Equitable Considerations
While the court recognized the equitable concerns surrounding Glen's long-standing interest in the property and his investments in it, these considerations could not override the necessity of adhering to the contract terms. The court acknowledged that Glen had invested considerable time and money into the property but maintained that he had not exercised his option as required by the agreement. The judges articulated that equitable principles cannot excuse a failure to comply with the explicit terms of a contract, which is fundamental to the stability of property rights. Consequently, the court found that Glen's previous investments did not alter the legal consequences of his failure to act within the designated timeframe. As a result, his right to purchase the property was forfeited, thereby upholding the terms of the restriction agreement.

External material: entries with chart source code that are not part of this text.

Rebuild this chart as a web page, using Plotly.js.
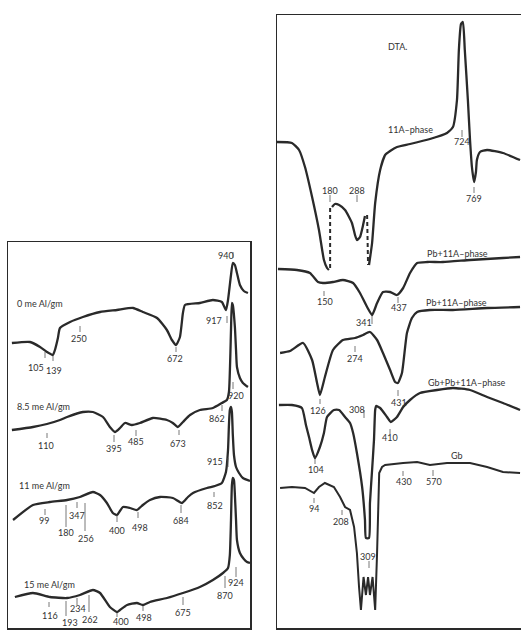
<!DOCTYPE html>
<html><head><meta charset="utf-8">
<script src="https://cdn.plot.ly/plotly-3.0.1.min.js"></script>
<style>html,body{margin:0;padding:0;background:#fff}#chart{width:521px;height:630px}</style>
</head><body><div id="chart"></div>
<script>
// ---------- DATA: temperature (°C) vs DTA deflection (arbitrary units) ----------
// Left panel: Al-exchanged samples
const t0me = [-44,35,79,109,135,144,157,166,210,266,341,415,485,528,590,633,655,673,690,703,712,777,834,873,891,900,913,921,930,939,952,969,987];
const d0me = [287,288,283,278,275,280,292,302,308,313,318,320,322,318,312,300,290,285,293,317,325,327,330,328,320,330,355,367,365,357,345,339,337];
const t85me = [-44,48,109,166,197,266,310,354,384,406,428,450,480,515,572,633,659,681,703,734,777,834,873,895,904,913,917,921,930,935,939,952,965,987];
const d85me = [200,203,206,210,213,218,218,213,203,198,202,207,205,207,212,210,207,203,208,215,220,222,227,230,238,300,327,325,303,280,263,252,247,243];
const t11me = [-39,48,122,197,253,310,341,371,397,415,441,472,502,528,559,603,659,699,725,747,808,843,873,891,900,904,908,913,917,921,926,935,948,965,996];
const d11me = [110,125,128,130,133,138,135,127,117,115,123,122,120,125,130,133,132,127,133,137,142,144,147,158,180,205,220,223,218,195,175,163,157,152,149];
const t15me = [-31,48,122,197,253,310,341,384,415,428,459,502,528,559,633,703,777,834,878,900,908,913,917,921,926,930,935,939,952,969,983,996];
const d15me = [33,37,33,32,35,40,37,23,18,20,25,27,25,28,32,37,43,50,57,62,75,110,145,152,150,135,110,90,77,71,68,67];

// Right panel: 11A-phase mixtures
const t11A_a = [-62,1,31,56,86,115,136,149,157];
const d11A_a = [488,487,480,463,433,400,370,362,360];
const t11A_b = [170,182,200,225,254,267,275,288,301,309];
const d11A_b = [423,426,425,420,407,395,390,393,405,414];
const t11A_c = [326,339,352,373,394,415,444,499,583,655,680,697,705,714,722,730,743,752,760,769,777,781,794,824,891,963];
const d11A_c = [365,387,427,460,475,479,483,486,491,497,503,530,580,606,608,580,530,490,463,448,458,470,478,480,477,470];
const t11A_dash1 = [162,162];
const d11A_dash1 = [362,423];
const t11A_dash2 = [318,322];
const d11A_dash2 = [415,365];
const tPb1 = [-58,22,77,111,132,174,216,259,288,318,339,360,385,415,444,470,499,529,571,638,752,891,963];
const dPb1 = [361,360,357,348,347,348,350,347,337,323,315,327,338,338,335,342,357,367,368,368,370,372,373];
const tPb2 = [-49,-7,48,86,107,119,140,174,216,267,301,330,360,385,415,436,448,465,486,507,529,583,680,824,963];
const dPb2 = [277,279,287,270,247,235,253,280,290,292,295,298,290,277,260,248,247,257,297,312,318,320,320,322,323];
const tGbPb = [-54,1,43,60,73,86,98,119,136,149,178,200,225,246,259,275,297,309,313,326,330,339,347,352,356,373,402,418,444,470,499,541,613,680,752,824,891,963];
const dGbPb = [225,225,222,205,193,180,172,183,197,213,220,220,213,207,197,177,143,110,92,92,127,160,190,220,224,222,213,208,213,223,230,237,240,242,240,233,227,220];
const tGb = [-49,1,56,77,94,115,140,178,204,225,246,263,275,284,292,303,313,322,330,341,352,360,364,369,381,394,470,529,583,655,752,824,891,963];
const dGb = [142,143,142,139,137,143,147,143,133,123,120,103,77,43,20,53,35,53,35,53,20,77,127,157,163,165,167,168,165,167,167,163,158,157];

// Curve names and peak labels (text)
const leftNames = ["0 me Al/gm","8.5 me Al/gm","11 me Al/gm","15 me Al/gm"];
const rightNames = ["DTA.","11A–phase","Pb+11A–phase","Pb+11A–phase","Gb+Pb+11A–phase","Gb"];
const leftPeaks = ["105","139","250","672","917","940","110","395","485","673","862","920","99","180","347","256","400","498","684","852","915","116","193","234","262","400","498","675","870","924"];
const rightPeaks = ["180","288","724","769","150","341","437","274","126","431","308","410","104","94","208","309","430","570"];

// ---------- LAYOUT (page pixel placements) ----------
const W = 521, H = 630;
const leftNamePos = [[15,303],[15,406],[17,485],[22,584]];
const rightNamePos = [[397,47],[410,130],[457,253],[456,302],[467,383],[457,455]];
const leftPeakPos = [[36,367],[54,370],[79,338],[175,358],[214,320],[226,255],
  [46,445],[114,448],[136,442],[178,443],[217,418],[236,395],
  [44,520],[66,532],[77,515],[86,538],[117,530],[140,527],[181,520],[215,505],[215,462],
  [50,615],[70,622],[78,608],[90,619],[121,621],[144,617],[183,612],[225,595],[236,582]];
const leftTicks = [[45,352,358],[53,356,361],[80,326,332],[176,347,352],[227,316,323],[233,252,258],
  [47,433,438],[114,435,442],[136,430,436],[179,430,435],[222,405,411],[233,382,389],
  [45,509,515],[66,505,527],[77,502,508],[85,503,531],[117,515,522],[138,512,518],[181,505,513],[214,492,497],[228,458,467],
  [49,602,607],[66,601,616],[77,598,605],[89,595,612],[117,613,617],[143,606,611],[183,597,605],[225,576,588],[236,567,577]];
const rightPeakPos = [[330,190],[357,190],[462,142],[474,198],[325,301],[364,322],[399,307],[355,358],[318,410],[399,403],[357,409],[390,437],[316,469],[314,508],[341,521],[368,556],[404,482],[434,482]];
const rightTicks = [[330,195,202],[357,195,202],[462,130,137],[474,187,193],[324,291,296],[372,316,324],[398,297,303],[355,346,352],[320,399,404],[398,390,396],[364,410,418],[390,429,434],[315,459,464],[314,498,503],[342,510,515],[369,561,568],[403,471,476],[433,470,476]];

const INK = '#2a2a2a';
const FONT = 'Lato, "Noto Sans", sans-serif';
const px = x => x / W;
const py = y => 1 - y / H;

function curve(x, y, ax, extra) {
  return Object.assign({
    x: x, y: y, type: 'scatter', mode: 'lines',
    xaxis: ax === 2 ? 'x2' : 'x', yaxis: ax === 2 ? 'y2' : 'y',
    line: {color: INK, width: 2.3, shape: 'spline', smoothing: 0.5},
    hoverinfo: 'skip'
  }, extra || {});
}

const traces = [
  curve(t0me, d0me, 1), curve(t85me, d85me, 1), curve(t11me, d11me, 1), curve(t15me, d15me, 1),
  curve(t11A_a, d11A_a, 2), curve(t11A_b, d11A_b, 2), curve(t11A_c, d11A_c, 2),
  curve(t11A_dash1, d11A_dash1, 2, {line: {color: INK, width: 2, dash: '4px,3px'}}),
  curve(t11A_dash2, d11A_dash2, 2, {line: {color: INK, width: 2, dash: '4px,3px'}}),
  curve(tPb1, dPb1, 2), curve(tPb2, dPb2, 2), curve(tGbPb, dGbPb, 2),
  curve(tGb, dGb, 2, {line: {color: INK, width: 2, shape: 'linear'}})
];

const annotations = [];
const ann = (text, p, size, anchor) => annotations.push({
  text: text, xref: 'paper', yref: 'paper', x: px(p[0]), y: py(p[1]),
  xanchor: anchor || 'center', yanchor: 'middle', showarrow: false,
  font: {family: FONT, size: size, color: '#333'}
});
leftNames.forEach((t, i) => ann(t, leftNamePos[i], 9, 'left'));
rightNames.forEach((t, i) => ann(t, rightNamePos[i], 9, 'center'));
leftPeaks.forEach((t, i) => ann(t, leftPeakPos[i], 9));
rightPeaks.forEach((t, i) => ann(t, rightPeakPos[i], 9));

const shapes = leftTicks.concat(rightTicks).map(t => ({
  type: 'line', xref: 'paper', yref: 'paper',
  x0: px(t[0]), x1: px(t[0]), y0: py(t[1]), y1: py(t[2]),
  line: {color: '#555', width: 0.8}
}));

const axBase = {showgrid: false, zeroline: false, showticklabels: false, ticks: '',
  showline: true, linecolor: INK, linewidth: 1.5, fixedrange: true};

const layout = {
  width: W, height: H, margin: {l: 0, r: 0, t: 0, b: 0},
  paper_bgcolor: '#fff', plot_bgcolor: 'rgba(0,0,0,0)', showlegend: false,
  xaxis: Object.assign({}, axBase, {domain: [8 / W, 250 / W], range: [-61, 996], mirror: true, anchor: 'y'}),
  yaxis: Object.assign({}, axBase, {domain: [2 / H, 388 / H], range: [2, 388], mirror: true, anchor: 'x'}),
  xaxis2: Object.assign({}, axBase, {domain: [277 / W, 1], range: [-62, 967], mirror: true, anchor: 'y2'}),
  yaxis2: Object.assign({}, axBase, {domain: [2 / H, 615 / H], range: [2, 615], mirror: false, anchor: 'x2'}),
  annotations: annotations, shapes: shapes
};

Plotly.newPlot('chart', traces, layout, {staticPlot: true, displayModeBar: false});
</script>
</body></html>
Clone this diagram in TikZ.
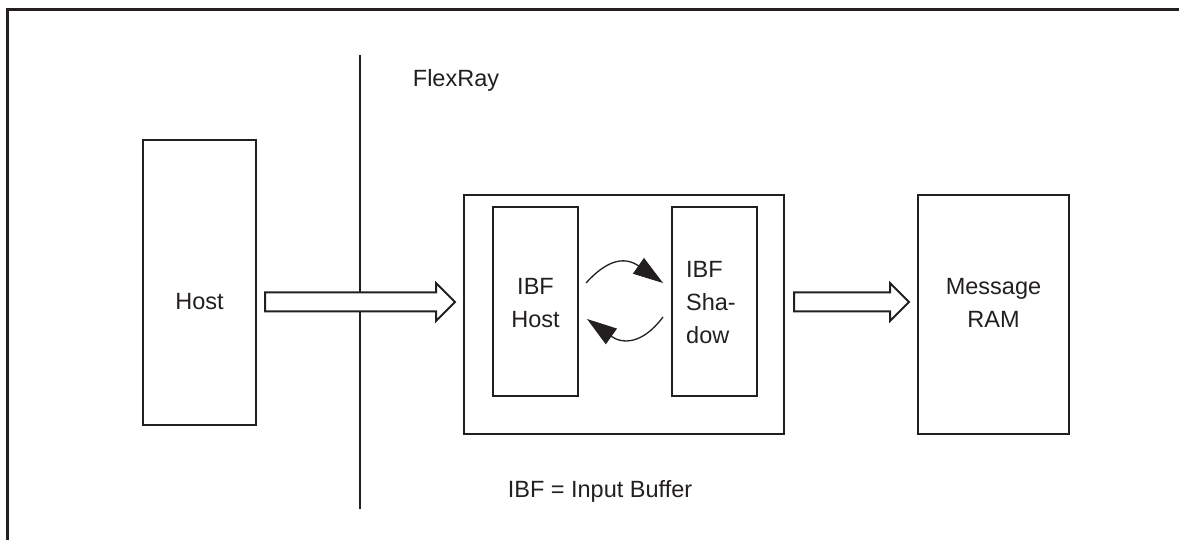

Conclusion and Court's Decision
Ultimately, the Michigan Court of Appeals reversed the trial court's decision that had favored Glen, concluding that he did not timely exercise his purchase option. The appellate court found that the trial court had erred in granting Glen an extension to exercise his option, reinforcing the strict compliance standard for options in real estate transactions. The court ruled that the property should be treated as part of Virgil’s estate, thus affirming the legal validity of the restriction agreement while also highlighting the importance of adhering to contractual obligations. The appellate court’s ruling clarified that Glen's failure to act within the required timeframe precluded him from claiming any rights to the property, effectively concluding the matter in favor of Dale as the personal representative of Virgil’s estate. Therefore, the case was remanded for further proceedings consistent with this opinion, confirming the rightful distribution of the property according to the terms of Virgil's will.